• _Supplied material_
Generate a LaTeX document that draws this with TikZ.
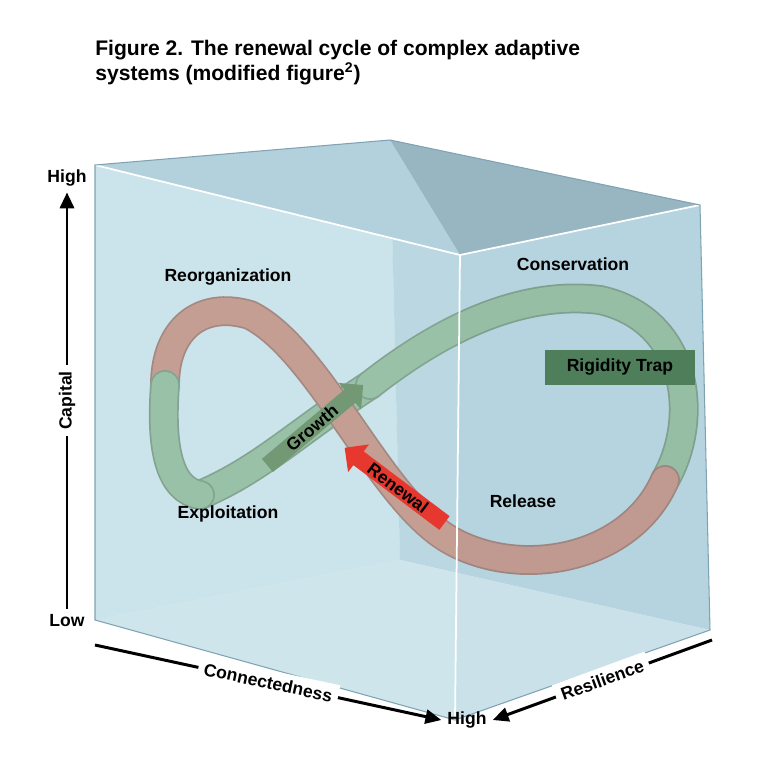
\documentclass[tikz,border=0pt]{standalone}
\usepackage{fontspec}
\setmainfont{Liberation Sans}
\usetikzlibrary{arrows.meta,positioning,shapes.arrows,calc}
\definecolor{glass}{HTML}{BFDCE6}
\definecolor{glassdark}{HTML}{7FA3B3}
\definecolor{bandred}{HTML}{C87C68}
\definecolor{bandgreen}{HTML}{86B487}
\definecolor{trapgreen}{HTML}{4E7E5A}
\tikzset{
  lbl/.style={font=\bfseries\normalsize, text=black},
  axis/.style={line width=1.7pt, -{Triangle[length=9pt,width=8pt]}},
  band/.style={line width=15pt, line cap=round},
  rim/.style={line width=17pt, line cap=round},
  flow/.style={single arrow, single arrow head extend=5pt, minimum height=2.5cm,
    minimum width=0.6cm, inner sep=1pt, font=\bfseries\normalsize}
}
\begin{document}
\begin{tikzpicture}[x=0.02cm,y=-0.02cm]
\useasboundingbox (0,0) rectangle (782,782);
\fill[white] (0,0) rectangle (782,782);
% title
\node[anchor=north west, align=left, font=\bfseries\large, inner sep=0] (title) at (95,40)
  {Figure 2. The renewal cycle of complex adaptive\\systems (modified figure\textsuperscript{2})};
% cube corners
\coordinate (tl) at (95,165);
\coordinate (tb) at (390,140);
\coordinate (tr) at (700,205);
\coordinate (tf) at (460,255);
\coordinate (bl) at (95,620);
\coordinate (bb) at (400,560);
\coordinate (br) at (710,630);
\coordinate (bf) at (455,720);
% back faces
\fill[glass!70] (tl) -- (tb) -- (bb) -- (bl) -- cycle;
\fill[glass!90!glassdark] (tb) -- (tr) -- (br) -- (bb) -- cycle;
\fill[glass!60] (bl) -- (bb) -- (br) -- (bf) -- cycle;
\fill[glassdark!80] (tb) -- (tr) -- (tf) -- cycle;
\fill[glass!80!glassdark] (tl) -- (tb) -- (tf) -- cycle;
% band
\draw[rim, bandgreen!75!black] (200,495) .. controls (260,470) and (300,430) .. (370,385);
\draw[band, bandgreen] (200,495) .. controls (260,470) and (300,430) .. (370,385);
\draw[rim, bandgreen!75!black]
  (370,385) .. controls (440,330) and (520,290) .. (600,300)
  .. controls (690,320) and (700,420) .. (665,480);
\draw[band, bandgreen] (370,385) .. controls (440,330) and (520,290) .. (600,300)
  .. controls (690,320) and (700,420) .. (665,480);
\draw[rim, bandred!75!black]
  (665,480) .. controls (630,560) and (520,580) .. (450,540)
  .. controls (380,500) and (320,350) .. (250,315)
  .. controls (200,300) and (165,330) .. (165,385);
\draw[band, bandred] (665,480) .. controls (630,560) and (520,580) .. (450,540)
  .. controls (380,500) and (320,350) .. (250,315)
  .. controls (200,300) and (165,330) .. (165,385);
\draw[rim, bandgreen!75!black] (165,385) .. controls (160,450) and (170,490) .. (200,495);
\draw[band, bandgreen] (165,385) .. controls (160,450) and (170,490) .. (200,495);
% front faces
\fill[glass, opacity=0.35] (tl) -- (tf) -- (bf) -- (bl) -- cycle;
\fill[glass!80!glassdark, opacity=0.35] (tf) -- (tr) -- (br) -- (bf) -- cycle;
\draw[white, line width=1pt] (tl) -- (tf) -- (tr) (tf) -- (bf);
\draw[glassdark, line width=0.6pt] (tl) -- (tb) -- (tr) -- (br) -- (bf) -- (bl) -- cycle;
% flow arrows
\node[flow, fill=bandgreen!85!black, rotate=40] (growth) at (312,428) {Growth};
\node[flow, fill=red!55!bandred, shape border rotate=180, rotate=-37] (renewal) at (398,488) {Renewal};
\node[fill=trapgreen, font=\bfseries\normalsize, minimum width=3cm,
  minimum height=0.7cm, text=black] (trap) at (620,367) {Rigidity Trap};
% phase labels
\node[lbl] (reorg) at (228,277) {Reorganization};
\node[lbl] (cons) at (573,264) {Conservation};
\node[lbl] (expl) at (228,514) {Exploitation};
\node[lbl] (rel) at (523,501) {Release};
% axes
\node[lbl] (high) at (67,178) {High};
\node[lbl] (low) at (67,621) {Low};
\draw[axis] (low) -- (high) node[midway, fill=white, rotate=90, lbl] {Capital};
\node[lbl] (high2) at (467,720) {High};
\coordinate (cstart) at (95,645);
\coordinate (rstart) at (712,640);
\draw[axis] (cstart) -- (high2.west) node[midway, fill=white, rotate=-12, lbl] {Connectedness};
\draw[axis] (rstart) -- (high2.east) node[midway, fill=white, rotate=20, lbl] {Resilience};
\end{tikzpicture}
\end{document}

• _Set exercise_
In the copy, include no pictures; restate the listing above exactly.

• _Solution for this exercise_
Generate a LaTeX document that draws this with TikZ.
\documentclass[tikz,border=0pt]{standalone}
\usepackage{fontspec}
\setmainfont{Liberation Sans}
\usetikzlibrary{arrows.meta,positioning,shapes.arrows,calc}
\definecolor{glass}{HTML}{BFDCE6}
\definecolor{glassdark}{HTML}{7FA3B3}
\definecolor{bandred}{HTML}{C87C68}
\definecolor{bandgreen}{HTML}{86B487}
\definecolor{trapgreen}{HTML}{4E7E5A}
\tikzset{
  lbl/.style={font=\bfseries\normalsize, text=black},
  axis/.style={line width=1.7pt, -{Triangle[length=9pt,width=8pt]}},
  band/.style={line width=15pt, line cap=round},
  rim/.style={line width=17pt, line cap=round},
  flow/.style={single arrow, single arrow head extend=5pt, minimum height=2.5cm,
    minimum width=0.6cm, inner sep=1pt, font=\bfseries\normalsize}
}
\begin{document}
\begin{tikzpicture}[x=0.02cm,y=-0.02cm]
\useasboundingbox (0,0) rectangle (782,782);
\fill[white] (0,0) rectangle (782,782);
% title
\node[anchor=north west, align=left, font=\bfseries\large, inner sep=0] (title) at (95,40)
  {Figure 2. The renewal cycle of complex adaptive\\systems (modified figure\textsuperscript{2})};
% cube corners
\coordinate (tl) at (95,165);
\coordinate (tb) at (390,140);
\coordinate (tr) at (700,205);
\coordinate (tf) at (460,255);
\coordinate (bl) at (95,620);
\coordinate (bb) at (400,560);
\coordinate (br) at (710,630);
\coordinate (bf) at (455,720);
% back faces
\fill[glass!70] (tl) -- (tb) -- (bb) -- (bl) -- cycle;
\fill[glass!90!glassdark] (tb) -- (tr) -- (br) -- (bb) -- cycle;
\fill[glass!60] (bl) -- (bb) -- (br) -- (bf) -- cycle;
\fill[glassdark!80] (tb) -- (tr) -- (tf) -- cycle;
\fill[glass!80!glassdark] (tl) -- (tb) -- (tf) -- cycle;
% band
\draw[rim, bandgreen!75!black] (200,495) .. controls (260,470) and (300,430) .. (370,385);
\draw[band, bandgreen] (200,495) .. controls (260,470) and (300,430) .. (370,385);
\draw[rim, bandgreen!75!black]
  (370,385) .. controls (440,330) and (520,290) .. (600,300)
  .. controls (690,320) and (700,420) .. (665,480);
\draw[band, bandgreen] (370,385) .. controls (440,330) and (520,290) .. (600,300)
  .. controls (690,320) and (700,420) .. (665,480);
\draw[rim, bandred!75!black]
  (665,480) .. controls (630,560) and (520,580) .. (450,540)
  .. controls (380,500) and (320,350) .. (250,315)
  .. controls (200,300) and (165,330) .. (165,385);
\draw[band, bandred] (665,480) .. controls (630,560) and (520,580) .. (450,540)
  .. controls (380,500) and (320,350) .. (250,315)
  .. controls (200,300) and (165,330) .. (165,385);
\draw[rim, bandgreen!75!black] (165,385) .. controls (160,450) and (170,490) .. (200,495);
\draw[band, bandgreen] (165,385) .. controls (160,450) and (170,490) .. (200,495);
% front faces
\fill[glass, opacity=0.35] (tl) -- (tf) -- (bf) -- (bl) -- cycle;
\fill[glass!80!glassdark, opacity=0.35] (tf) -- (tr) -- (br) -- (bf) -- cycle;
\draw[white, line width=1pt] (tl) -- (tf) -- (tr) (tf) -- (bf);
\draw[glassdark, line width=0.6pt] (tl) -- (tb) -- (tr) -- (br) -- (bf) -- (bl) -- cycle;
% flow arrows
\node[flow, fill=bandgreen!85!black, rotate=40] (growth) at (312,428) {Growth};
\node[flow, fill=red!55!bandred, shape border rotate=180, rotate=-37] (renewal) at (398,488) {Renewal};
\node[fill=trapgreen, font=\bfseries\normalsize, minimum width=3cm,
  minimum height=0.7cm, text=black] (trap) at (620,367) {Rigidity Trap};
% phase labels
\node[lbl] (reorg) at (228,277) {Reorganization};
\node[lbl] (cons) at (573,264) {Conservation};
\node[lbl] (expl) at (228,514) {Exploitation};
\node[lbl] (rel) at (523,501) {Release};
% axes
\node[lbl] (high) at (67,178) {High};
\node[lbl] (low) at (67,621) {Low};
\draw[axis] (low) -- (high) node[midway, fill=white, rotate=90, lbl] {Capital};
\node[lbl] (high2) at (467,720) {High};
\coordinate (cstart) at (95,645);
\coordinate (rstart) at (712,640);
\draw[axis] (cstart) -- (high2.west) node[midway, fill=white, rotate=-12, lbl] {Connectedness};
\draw[axis] (rstart) -- (high2.east) node[midway, fill=white, rotate=20, lbl] {Resilience};
\end{tikzpicture}
\end{document}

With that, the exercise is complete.